--- Begin ---

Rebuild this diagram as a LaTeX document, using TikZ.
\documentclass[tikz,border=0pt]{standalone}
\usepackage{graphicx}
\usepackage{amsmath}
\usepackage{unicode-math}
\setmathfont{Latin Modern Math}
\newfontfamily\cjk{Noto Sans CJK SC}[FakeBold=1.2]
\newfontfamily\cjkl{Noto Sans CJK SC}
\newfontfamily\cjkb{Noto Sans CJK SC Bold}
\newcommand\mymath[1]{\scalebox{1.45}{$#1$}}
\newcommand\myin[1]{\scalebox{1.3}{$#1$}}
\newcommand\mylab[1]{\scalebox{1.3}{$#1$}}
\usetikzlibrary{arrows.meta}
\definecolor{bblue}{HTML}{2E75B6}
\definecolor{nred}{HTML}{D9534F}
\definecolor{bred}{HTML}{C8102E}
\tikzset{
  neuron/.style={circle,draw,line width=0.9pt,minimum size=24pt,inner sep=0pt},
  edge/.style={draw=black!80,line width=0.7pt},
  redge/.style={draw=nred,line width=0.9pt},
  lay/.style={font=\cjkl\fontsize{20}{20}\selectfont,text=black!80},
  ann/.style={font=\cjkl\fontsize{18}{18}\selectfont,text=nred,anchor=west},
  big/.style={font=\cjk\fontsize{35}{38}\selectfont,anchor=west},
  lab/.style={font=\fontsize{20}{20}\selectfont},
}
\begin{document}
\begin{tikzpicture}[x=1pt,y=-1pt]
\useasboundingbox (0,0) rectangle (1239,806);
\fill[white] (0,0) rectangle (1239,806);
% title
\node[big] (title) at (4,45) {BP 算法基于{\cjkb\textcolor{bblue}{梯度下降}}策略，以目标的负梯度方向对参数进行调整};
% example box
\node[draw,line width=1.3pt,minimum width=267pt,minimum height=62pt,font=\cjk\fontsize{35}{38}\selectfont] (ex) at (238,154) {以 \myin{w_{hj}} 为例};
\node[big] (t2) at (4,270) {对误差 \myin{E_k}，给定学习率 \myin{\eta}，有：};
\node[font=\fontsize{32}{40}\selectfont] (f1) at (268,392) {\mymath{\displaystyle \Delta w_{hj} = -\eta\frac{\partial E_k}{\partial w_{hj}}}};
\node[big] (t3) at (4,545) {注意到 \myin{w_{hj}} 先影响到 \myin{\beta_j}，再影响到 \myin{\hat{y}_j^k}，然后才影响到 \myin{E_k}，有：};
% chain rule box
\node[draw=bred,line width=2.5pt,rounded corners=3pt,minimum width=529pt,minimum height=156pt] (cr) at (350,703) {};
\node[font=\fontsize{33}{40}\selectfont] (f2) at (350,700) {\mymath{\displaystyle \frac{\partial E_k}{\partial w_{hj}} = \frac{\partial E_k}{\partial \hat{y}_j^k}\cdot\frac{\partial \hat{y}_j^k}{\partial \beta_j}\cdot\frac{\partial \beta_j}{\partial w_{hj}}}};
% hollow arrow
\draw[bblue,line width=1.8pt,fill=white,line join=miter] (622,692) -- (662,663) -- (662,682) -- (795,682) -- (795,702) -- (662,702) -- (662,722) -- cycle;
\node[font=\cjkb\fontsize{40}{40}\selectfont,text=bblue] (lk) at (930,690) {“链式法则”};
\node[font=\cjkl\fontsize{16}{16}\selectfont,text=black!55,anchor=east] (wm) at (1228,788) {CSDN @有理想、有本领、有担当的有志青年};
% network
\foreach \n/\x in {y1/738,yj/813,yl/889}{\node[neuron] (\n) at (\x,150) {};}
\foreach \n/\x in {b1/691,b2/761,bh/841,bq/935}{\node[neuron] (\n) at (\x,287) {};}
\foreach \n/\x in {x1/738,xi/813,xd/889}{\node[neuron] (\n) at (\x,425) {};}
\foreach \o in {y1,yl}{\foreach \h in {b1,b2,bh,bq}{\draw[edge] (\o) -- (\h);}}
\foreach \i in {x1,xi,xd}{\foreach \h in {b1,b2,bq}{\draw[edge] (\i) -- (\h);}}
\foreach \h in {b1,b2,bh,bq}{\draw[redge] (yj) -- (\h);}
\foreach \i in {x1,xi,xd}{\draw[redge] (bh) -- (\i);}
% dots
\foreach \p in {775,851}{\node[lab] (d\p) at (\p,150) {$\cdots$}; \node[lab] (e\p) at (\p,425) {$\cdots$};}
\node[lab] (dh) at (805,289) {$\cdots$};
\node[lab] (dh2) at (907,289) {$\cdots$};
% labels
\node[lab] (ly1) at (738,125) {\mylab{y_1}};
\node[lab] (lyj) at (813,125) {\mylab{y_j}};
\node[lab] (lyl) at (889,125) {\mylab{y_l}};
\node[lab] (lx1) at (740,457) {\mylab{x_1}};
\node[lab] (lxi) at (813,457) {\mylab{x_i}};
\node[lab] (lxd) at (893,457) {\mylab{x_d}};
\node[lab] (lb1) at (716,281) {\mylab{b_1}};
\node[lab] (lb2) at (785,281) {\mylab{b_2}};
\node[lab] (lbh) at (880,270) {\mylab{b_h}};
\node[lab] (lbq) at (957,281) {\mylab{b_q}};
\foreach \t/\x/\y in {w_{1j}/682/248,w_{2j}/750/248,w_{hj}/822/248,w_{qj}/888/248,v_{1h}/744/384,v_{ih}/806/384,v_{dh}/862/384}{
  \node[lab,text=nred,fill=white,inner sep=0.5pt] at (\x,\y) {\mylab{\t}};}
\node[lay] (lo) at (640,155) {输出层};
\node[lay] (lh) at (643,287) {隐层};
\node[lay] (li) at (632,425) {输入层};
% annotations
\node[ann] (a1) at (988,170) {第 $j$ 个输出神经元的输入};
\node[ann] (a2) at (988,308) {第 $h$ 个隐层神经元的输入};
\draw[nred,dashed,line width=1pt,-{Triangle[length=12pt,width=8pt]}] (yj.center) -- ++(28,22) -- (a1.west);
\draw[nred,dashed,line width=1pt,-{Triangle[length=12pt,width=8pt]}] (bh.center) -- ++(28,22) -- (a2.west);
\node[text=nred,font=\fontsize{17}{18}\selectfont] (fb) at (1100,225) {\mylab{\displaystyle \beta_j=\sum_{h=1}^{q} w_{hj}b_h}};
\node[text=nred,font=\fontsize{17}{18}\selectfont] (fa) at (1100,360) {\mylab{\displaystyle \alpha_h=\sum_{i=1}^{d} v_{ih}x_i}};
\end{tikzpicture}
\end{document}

--- End ---

→ Task details: Give every line of the material again, exactly as it reads.

→ Full response:
Rebuild this diagram as a LaTeX document, using TikZ.
\documentclass[tikz,border=0pt]{standalone}
\usepackage{graphicx}
\usepackage{amsmath}
\usepackage{unicode-math}
\setmathfont{Latin Modern Math}
\newfontfamily\cjk{Noto Sans CJK SC}[FakeBold=1.2]
\newfontfamily\cjkl{Noto Sans CJK SC}
\newfontfamily\cjkb{Noto Sans CJK SC Bold}
\newcommand\mymath[1]{\scalebox{1.45}{$#1$}}
\newcommand\myin[1]{\scalebox{1.3}{$#1$}}
\newcommand\mylab[1]{\scalebox{1.3}{$#1$}}
\usetikzlibrary{arrows.meta}
\definecolor{bblue}{HTML}{2E75B6}
\definecolor{nred}{HTML}{D9534F}
\definecolor{bred}{HTML}{C8102E}
\tikzset{
  neuron/.style={circle,draw,line width=0.9pt,minimum size=24pt,inner sep=0pt},
  edge/.style={draw=black!80,line width=0.7pt},
  redge/.style={draw=nred,line width=0.9pt},
  lay/.style={font=\cjkl\fontsize{20}{20}\selectfont,text=black!80},
  ann/.style={font=\cjkl\fontsize{18}{18}\selectfont,text=nred,anchor=west},
  big/.style={font=\cjk\fontsize{35}{38}\selectfont,anchor=west},
  lab/.style={font=\fontsize{20}{20}\selectfont},
}
\begin{document}
\begin{tikzpicture}[x=1pt,y=-1pt]
\useasboundingbox (0,0) rectangle (1239,806);
\fill[white] (0,0) rectangle (1239,806);
% title
\node[big] (title) at (4,45) {BP 算法基于{\cjkb\textcolor{bblue}{梯度下降}}策略，以目标的负梯度方向对参数进行调整};
% example box
\node[draw,line width=1.3pt,minimum width=267pt,minimum height=62pt,font=\cjk\fontsize{35}{38}\selectfont] (ex) at (238,154) {以 \myin{w_{hj}} 为例};
\node[big] (t2) at (4,270) {对误差 \myin{E_k}，给定学习率 \myin{\eta}，有：};
\node[font=\fontsize{32}{40}\selectfont] (f1) at (268,392) {\mymath{\displaystyle \Delta w_{hj} = -\eta\frac{\partial E_k}{\partial w_{hj}}}};
\node[big] (t3) at (4,545) {注意到 \myin{w_{hj}} 先影响到 \myin{\beta_j}，再影响到 \myin{\hat{y}_j^k}，然后才影响到 \myin{E_k}，有：};
% chain rule box
\node[draw=bred,line width=2.5pt,rounded corners=3pt,minimum width=529pt,minimum height=156pt] (cr) at (350,703) {};
\node[font=\fontsize{33}{40}\selectfont] (f2) at (350,700) {\mymath{\displaystyle \frac{\partial E_k}{\partial w_{hj}} = \frac{\partial E_k}{\partial \hat{y}_j^k}\cdot\frac{\partial \hat{y}_j^k}{\partial \beta_j}\cdot\frac{\partial \beta_j}{\partial w_{hj}}}};
% hollow arrow
\draw[bblue,line width=1.8pt,fill=white,line join=miter] (622,692) -- (662,663) -- (662,682) -- (795,682) -- (795,702) -- (662,702) -- (662,722) -- cycle;
\node[font=\cjkb\fontsize{40}{40}\selectfont,text=bblue] (lk) at (930,690) {“链式法则”};
\node[font=\cjkl\fontsize{16}{16}\selectfont,text=black!55,anchor=east] (wm) at (1228,788) {CSDN @有理想、有本领、有担当的有志青年};
% network
\foreach \n/\x in {y1/738,yj/813,yl/889}{\node[neuron] (\n) at (\x,150) {};}
\foreach \n/\x in {b1/691,b2/761,bh/841,bq/935}{\node[neuron] (\n) at (\x,287) {};}
\foreach \n/\x in {x1/738,xi/813,xd/889}{\node[neuron] (\n) at (\x,425) {};}
\foreach \o in {y1,yl}{\foreach \h in {b1,b2,bh,bq}{\draw[edge] (\o) -- (\h);}}
\foreach \i in {x1,xi,xd}{\foreach \h in {b1,b2,bq}{\draw[edge] (\i) -- (\h);}}
\foreach \h in {b1,b2,bh,bq}{\draw[redge] (yj) -- (\h);}
\foreach \i in {x1,xi,xd}{\draw[redge] (bh) -- (\i);}
% dots
\foreach \p in {775,851}{\node[lab] (d\p) at (\p,150) {$\cdots$}; \node[lab] (e\p) at (\p,425) {$\cdots$};}
\node[lab] (dh) at (805,289) {$\cdots$};
\node[lab] (dh2) at (907,289) {$\cdots$};
% labels
\node[lab] (ly1) at (738,125) {\mylab{y_1}};
\node[lab] (lyj) at (813,125) {\mylab{y_j}};
\node[lab] (lyl) at (889,125) {\mylab{y_l}};
\node[lab] (lx1) at (740,457) {\mylab{x_1}};
\node[lab] (lxi) at (813,457) {\mylab{x_i}};
\node[lab] (lxd) at (893,457) {\mylab{x_d}};
\node[lab] (lb1) at (716,281) {\mylab{b_1}};
\node[lab] (lb2) at (785,281) {\mylab{b_2}};
\node[lab] (lbh) at (880,270) {\mylab{b_h}};
\node[lab] (lbq) at (957,281) {\mylab{b_q}};
\foreach \t/\x/\y in {w_{1j}/682/248,w_{2j}/750/248,w_{hj}/822/248,w_{qj}/888/248,v_{1h}/744/384,v_{ih}/806/384,v_{dh}/862/384}{
  \node[lab,text=nred,fill=white,inner sep=0.5pt] at (\x,\y) {\mylab{\t}};}
\node[lay] (lo) at (640,155) {输出层};
\node[lay] (lh) at (643,287) {隐层};
\node[lay] (li) at (632,425) {输入层};
% annotations
\node[ann] (a1) at (988,170) {第 $j$ 个输出神经元的输入};
\node[ann] (a2) at (988,308) {第 $h$ 个隐层神经元的输入};
\draw[nred,dashed,line width=1pt,-{Triangle[length=12pt,width=8pt]}] (yj.center) -- ++(28,22) -- (a1.west);
\draw[nred,dashed,line width=1pt,-{Triangle[length=12pt,width=8pt]}] (bh.center) -- ++(28,22) -- (a2.west);
\node[text=nred,font=\fontsize{17}{18}\selectfont] (fb) at (1100,225) {\mylab{\displaystyle \beta_j=\sum_{h=1}^{q} w_{hj}b_h}};
\node[text=nred,font=\fontsize{17}{18}\selectfont] (fa) at (1100,360) {\mylab{\displaystyle \alpha_h=\sum_{i=1}^{d} v_{ih}x_i}};
\end{tikzpicture}
\end{document}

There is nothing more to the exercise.